M.I.A. is controversial. Her music is riddled with violent overtones, she keeps having visa issues everytime she does anything in the United States, she is outspoken about the Tamil Genocide in Sri Lanka and, on top of all that, she had the gall to wear a sheer top over her nine-months-pregnant belly when she performed at the 2009 Grammy’s with some of America’s biggest rappers: Jay Z, Ye, T.I. and Lil’ Wayne. American media elites called her a terrorist and dangerous.
Both her message and the packaging of her message bothered the West. People did not know what to make of this political refugee woman from Sri Lanka who was not leaning into the Katy Perry of it all and instead rejected pop culture in favor of activism.
M.I.A. included gunshots in her music to mirror the gunshots she heard growing up. She featured artists from countries like Liberia and India and platformed the kind of storytelling that centers as white settlers as villains. And most importantly, she used her lyrics to hold a mirror up to her listeners by quoting their common anti-immigrant rhetoric.
She came to the UK in 1985 with her mother and siblings at the age of nine. Her father stayed in Sri Lanka to continue serving as the founder of a nonviolent Tamil resistance group fighting the Singhalese government majority during the Tamil Genocide.
In her documentary, Matangi/Maya/M.I.A., she said, “I had to deal with the fact that I was something else and I was different and I was an immigrant. One day in Sri Lanka I was getting shot at for being a Tamil. Then I came to England I was getting spat at for being a Paki.”
Okay, I have a lot to say about M.I.A. She is kooky and brilliant. I don’t agree with a lot of her beliefs but I do think she is fearless and important. For the sake of word-count, I will hone into this album, Arular.
Her musical career effectively started with this album. And she would never have made this album if she hadn’t gone to Sri Lanka 2001 to make a film about her cousin who was literally M(issing) I(n) A(ction) because of the genocide which would last until 2009.
She needed music for her film so she wrote it herself. This is how the songs, Sunshowers and Galang came to be. This first mixed tape made its rounds throughout the electro-pop world and was the catalyst for her meeting Diplo, who at the time was an unknown DJ performing in London who frequently sampled Galang in his sets.

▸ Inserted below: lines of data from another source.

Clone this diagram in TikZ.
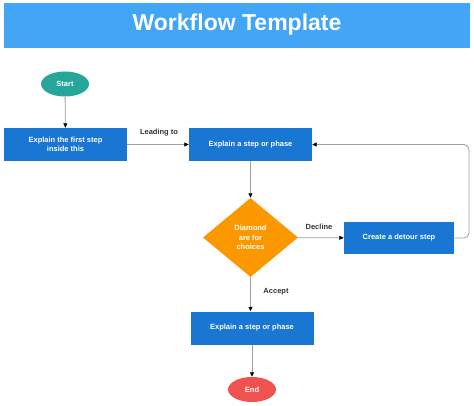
\documentclass[tikz,border=0pt]{standalone}
\usepackage{fontspec}
\setmainfont{Liberation Sans}
\usetikzlibrary{arrows.meta,shapes.geometric}
\definecolor{barblue}{HTML}{42A5F5}
\definecolor{boxblue}{HTML}{1976D2}
\definecolor{startgreen}{HTML}{26A69A}
\definecolor{endred}{HTML}{EF5350}
\definecolor{choiceorange}{HTML}{FB9800}
\definecolor{linegray}{HTML}{9E9E9E}
\definecolor{labelgray}{HTML}{333333}
\tikzset{
  stepbox/.style={fill=boxblue, text=white, font=\fontsize{7.5}{9.2}\selectfont\bfseries,
    minimum width=123pt, minimum height=33pt, inner sep=0pt, align=center},
  endpoint/.style={ellipse, text=white, font=\fontsize{7.5}{9.2}\selectfont\bfseries,
    minimum width=48pt, minimum height=25pt, inner sep=0pt},
  flow/.style={draw=linegray, line width=0.8pt, -{Triangle[black,length=4.5pt,width=4pt]}},
  flowlabel/.style={text=labelgray, font=\fontsize{7.5}{9.2}\selectfont\bfseries}
}
\begin{document}
\begin{tikzpicture}[x=1pt,y=-1pt]
\useasboundingbox[fill=white] (0,0) rectangle (474,406);

\fill[barblue] (4,3) rectangle (470,48);
\node[text=white, font=\fontsize{23}{27}\selectfont\bfseries] (v1) at (237,25) {Workflow Template};

\node[endpoint, fill=startgreen] (v2) at (65,84) {Start};
\node[stepbox] (v3) at (65.5,144.5) {Explain the first step\\inside this};
\node[stepbox] (v4) at (250.5,144.5) {Explain a step or phase};
\node[diamond, fill=choiceorange, text=white, font=\fontsize{7.5}{9.2}\selectfont\bfseries,
  minimum width=95pt, minimum height=79pt, inner sep=0pt, align=center] (v5) at (250.5,237.5) {Diamond\\are for\\choices};
\node[stepbox, minimum width=110pt, minimum height=32pt] (v6) at (399,238) {Create a detour step};
\node[stepbox] (v7) at (252,328) {Explain a step or phase};
\node[endpoint, fill=endred] (v8) at (252,389.5) {End};

\coordinate (v9) at (469,238);

\draw[flow] (v2) -- (v3);
\draw[flow] (v3) -- (v4);
\draw[flow] (v4) -- (v5);
\draw[flow] (v5) -- (v6);
\draw[flow] (v5.south) -- (v7.north -| v5.south);
\draw[flow] (v7) -- (v8);
\draw[flow, rounded corners=5pt] (v6.east) -- (v9) |- (v4.east);

\node[flowlabel] (v10) at (159,133) {Leading to};
\node[flowlabel] (v11) at (319,227) {Decline};
\node[flowlabel] (v12) at (276,292) {Accept};
\end{tikzpicture}
\end{document}
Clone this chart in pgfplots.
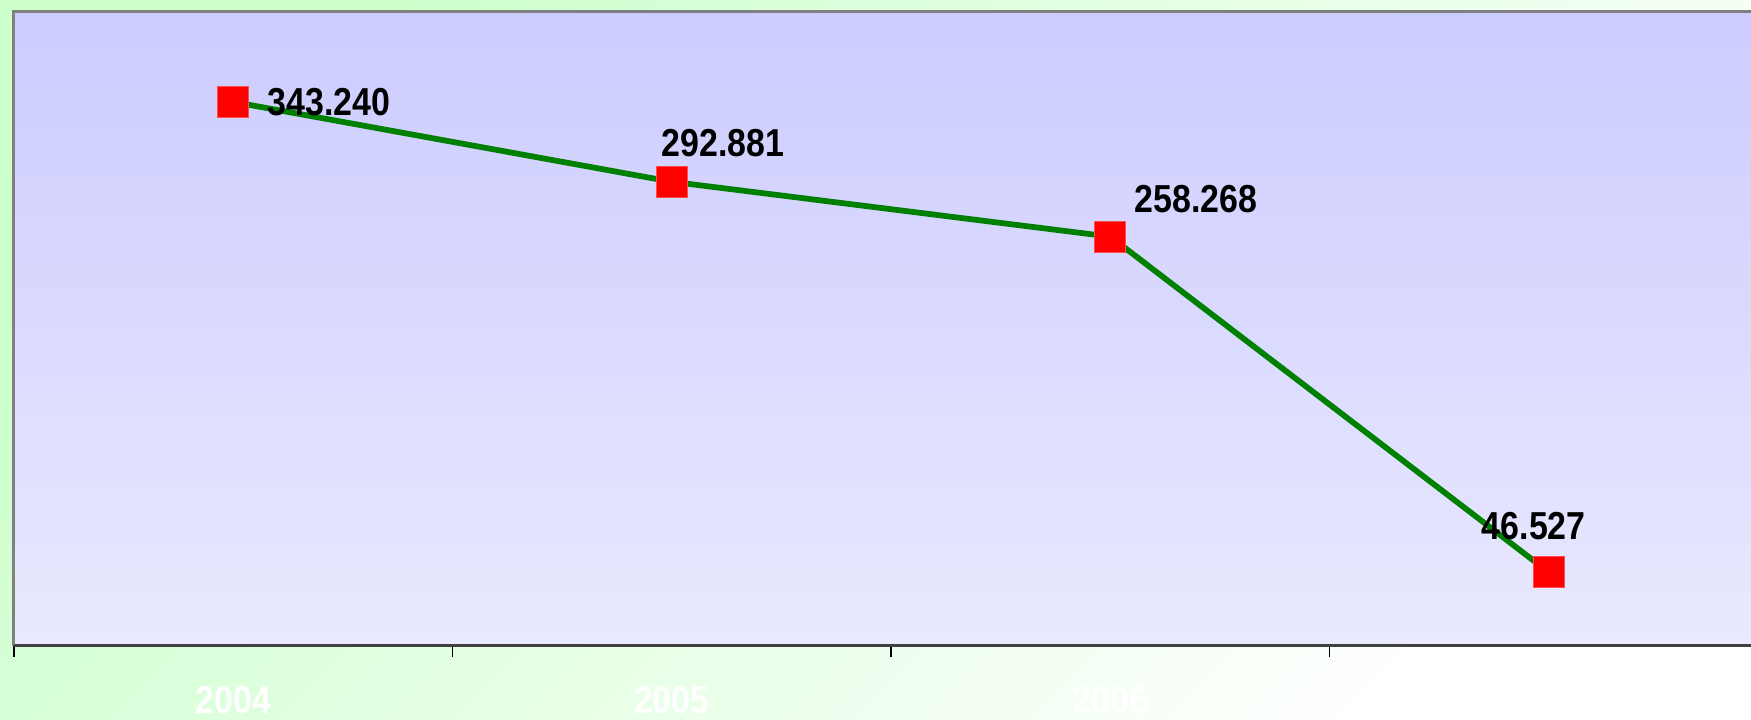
\documentclass[border=0pt]{standalone}
\usepackage{pgfplots}
\pgfplotsset{compat=1.18}
\usepackage{pgfplotstable}
\usepackage{fontspec}
\setmainfont{Liberation Sans}
\usepackage{graphicx}
\definecolor{bgA}{RGB}{204,255,204}
\definecolor{plotTop}{RGB}{204,204,255}
\definecolor{plotBot}{RGB}{233,233,255}
\definecolor{lineG}{RGB}{0,128,0}
\definecolor{frameG}{RGB}{128,128,128}
\newcommand\nb[1]{\scalebox{0.87}[1]{#1}}
\pgfplotstableread{
x y dx dy lbl
0.5 343.240 38.4 0 343.240
1.5 292.881 20.4 15.3 292.881
2.5 258.268 34.4 15.2 258.268
3.5 46.527 -6 18.4 46.527
}\data
\begin{document}
\begin{tikzpicture}
\useasboundingbox (0,0) rectangle (700.4pt,288pt);
\clip (0,0) rectangle (700.4pt,288pt);
\shade[top color=bgA, bottom color=white, shading angle=45] (0,0) rectangle (700.4pt,288pt);
\begin{axis}[
  at={(5.6pt,29.6pt)}, anchor=south west,
  scale only axis, width=701.6pt, height=253.6pt,
  xmin=0, xmax=4, ymin=0, ymax=400,
  ytick=\empty,
  xtick={0,1,2,3,4},
  x tick label as interval,
  xticklabels={\nb{2004},\nb{2005},\nb{2006},\nb{1º Quad. 2007}},
  axis background/.style={shade, top color=plotTop, bottom color=plotBot},
  axis line style={draw=none},
  tick align=outside, xtick pos=bottom,
  major tick length=4.4pt,
  tick style={black, line width=0.5pt},
  xticklabel style={font=\fontsize{15.6}{18}\selectfont\bfseries, text=white, anchor=base, yshift=-22.5pt},
  clip=false,
]
\addplot[lineG, line width=2.3pt, mark=square*, mark size=6.2pt,
  mark options={fill=red, draw=red!70!white, line width=0.4pt},
  point meta=explicit symbolic,
  nodes near coords={\nb{\pgfplotspointmeta}},
  visualization depends on={\thisrow{dx} \as \dx},
  visualization depends on={\thisrow{dy} \as \dy},
  every node near coord/.append style={anchor=center, inner sep=0pt, xshift=\dx pt, yshift=\dy pt, font=\fontsize{15.6}{18}\selectfont\bfseries, text=black},
] table[x=x, y=y, meta=lbl] {\data};
\draw[frameG, line width=1.2pt] (rel axis cs:0,0) -- (rel axis cs:0,1) -- (rel axis cs:1,1);
\draw[black!75, line width=1.2pt] (rel axis cs:0,0) -- (rel axis cs:1,0);
\end{axis}
\end{tikzpicture}
\end{document}
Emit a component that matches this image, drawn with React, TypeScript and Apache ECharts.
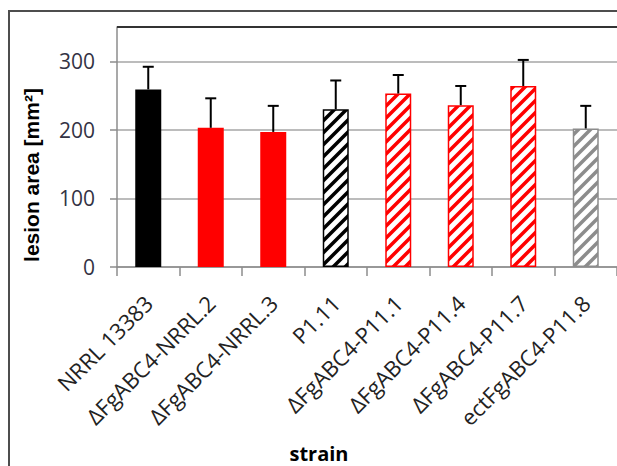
import React, { useEffect, useRef } from "react";
import * as echarts from "echarts";

const categories = [
  "NRRL 13383",
  "ΔFgABC4-NRRL.2",
  "ΔFgABC4-NRRL.3",
  "P1.11",
  "ΔFgABC4-P11.1",
  "ΔFgABC4-P11.4",
  "ΔFgABC4-P11.7",
  "ectFgABC4-P11.8",
];
const means = [259, 203, 197, 230, 253, 236, 264, 202];
const errors = [33, 43, 38, 42, 27, 28, 38, 33];
const barColors = ["#000000", "#ff0000", "#ff0000", "#000000", "#ff0000", "#ff0000", "#ff0000", "#8c8c8c"];
const hatched = [false, false, false, true, true, true, true, true];
const yMin = 0;
const yMax = 350;
const yInterval = 100;

function makeHatch(color: string) {
  const s = 12;
  const c = document.createElement("canvas");
  c.width = s;
  c.height = s;
  const ctx = c.getContext("2d")!;
  ctx.fillStyle = "#ffffff";
  ctx.fillRect(0, 0, s, s);
  ctx.strokeStyle = color;
  ctx.lineWidth = 3.5;
  ctx.lineCap = "square";
  for (const k of [0, s, 2 * s]) {
    ctx.beginPath();
    ctx.moveTo(-3, k + 3);
    ctx.lineTo(k + 3, -3);
    ctx.stroke();
  }
  return c;
}

export default function App() {
  const ref = useRef<HTMLDivElement>(null);
  useEffect(() => {
    const chart = echarts.init(ref.current!, null, { renderer: "svg" });
    const barData = means.map((m, i) => ({
      value: m,
      itemStyle: {
        color: hatched[i] ? { image: makeHatch(barColors[i]), repeat: "repeat" } : barColors[i],
        borderColor: barColors[i],
        borderWidth: 1.5,
      },
    }));
    const option: any = {
      animation: false,
      backgroundColor: "#ffffff",
      grid: { left: 117, top: 27, width: 507, height: 240 },
      xAxis: {
        type: "category",
        data: categories,
        boundaryGap: true,
        axisLine: { lineStyle: { color: "#8c8c8c", width: 1.5 } },
        axisTick: { show: true, length: 9, lineStyle: { color: "#8c8c8c", width: 1.5 } },
        axisLabel: {
          interval: 0,
          rotate: 45,
          margin: 32,
          fontFamily: "Open Sans",
          fontSize: 22,
          color: "#222222",
        },
      },
      yAxis: {
        type: "value",
        min: yMin,
        max: yMax,
        interval: yInterval,
        axisLine: { show: true, lineStyle: { color: "#8c8c8c", width: 1.5 } },
        axisTick: { show: true, length: 7, lineStyle: { color: "#8c8c8c", width: 1.5 } },
        splitLine: { show: true, lineStyle: { color: "#a6a6a6", width: 1.5 } },
        axisLabel: {
          margin: 22,
          fontFamily: "Open Sans",
          fontSize: 21,
          color: "#333344",
          showMaxLabel: false,
        },
      },
      series: [
        {
          type: "bar",
          data: barData,
          barWidth: 26,
          z: 2,
        },
        {
          type: "custom",
          data: means.map((m, i) => [i, m, m + errors[i]]),
          encode: { x: 0, y: [1, 2] },
          z: 3,
          renderItem: (params: any, api: any) => {
            const x = api.value(0);
            const p0 = api.coord([x, api.value(1)]);
            const p1 = api.coord([x, api.value(2)]);
            const hw = 5.5;
            const st = { stroke: "#000000", lineWidth: 2 };
            return {
              type: "group",
              children: [
                { type: "line", shape: { x1: p0[0], y1: p0[1], x2: p1[0], y2: p1[1] }, style: st },
                { type: "line", shape: { x1: p1[0] - hw, y1: p1[1], x2: p1[0] + hw, y2: p1[1] }, style: st },
              ],
            };
          },
        },
      ],
      graphic: [
        {
          type: "rect",
          shape: { x: 9, y: 11, width: 700, height: 600 },
          style: { fill: "none", stroke: "#4d4d4d", lineWidth: 2 },
          z: 10,
        },
        {
          type: "line",
          shape: { x1: 117, y1: 27, x2: 640, y2: 27 },
          style: { stroke: "#333333", lineWidth: 2 },
          z: 10,
        },
        {
          type: "text",
          x: 31,
          y: 175,
          rotation: Math.PI / 2,
          style: {
            text: "lesion area [mm²]",
            fontFamily: "Liberation Sans",
            fontWeight: "bold",
            fontSize: 21,
            fill: "#000000",
            textAlign: "center",
            textVerticalAlign: "middle",
          },
          z: 10,
        },
        {
          type: "text",
          x: 319,
          y: 453,
          style: {
            text: "strain",
            fontFamily: "Open Sans",
            fontWeight: "bold",
            fontSize: 20,
            fill: "#000000",
            textAlign: "center",
            textVerticalAlign: "middle",
          },
          z: 10,
        },
      ],
    };
    chart.setOption(option);
    return () => chart.dispose();
  }, []);
  return (
    <div
      ref={ref}
      style={{ position: "fixed", left: 0, top: 0, width: 617, height: 466 }}
    />
  );
}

The two started dating and proceeded to work together on her first two albums. They widened each other’s social and musical circles to more diverse collaborators and created the song that would eventually win M.I.A. both a Grammy and an Oscar, Paper Planes (on her second album, Kala).
When Arular was released, record stores refused to carry the CD because they didn’t know which shelf to place it on. A keen listener can hear the influence of Public Enemy, Bow Wow Wow, Ultramagnetic MC’s and even The Clash throughout this album. It’s not necessarily world music, hip hop, electro pop, or indie.
Because of the music industry’s general malaise in trying to sell the album, M.I.A. credits Napster and other illegal music downloading software for helping Arular blow up. The album spread quickly and drew the attention of American hip hop artists and producers around the world.
She named the album after her father and said, after its release, “If I represent anything, it’s what it’s like to be a civilian caught up in a war.”
It seems that her intention in music was never to be liked or popular, it was to represent a very untold and basically taboo experience. If you listen closely beyond the ear candy bells and whistles in her music, you will hear these heartbreaking stories.
She is not reflecting sentiments unique to 2005. These anti-immigration fears are alive and well today. A friend reposted this on instagram recently from a Colorado State Rep named @leslieherod about new anti-immigrant signs that are cropping up in Denver.
As a society, we are still actively criminalizing people who suffer. It is as if we want to punish people for successfully escaping the horrors of their birth country and then punish them again for trying to find safety in a new country.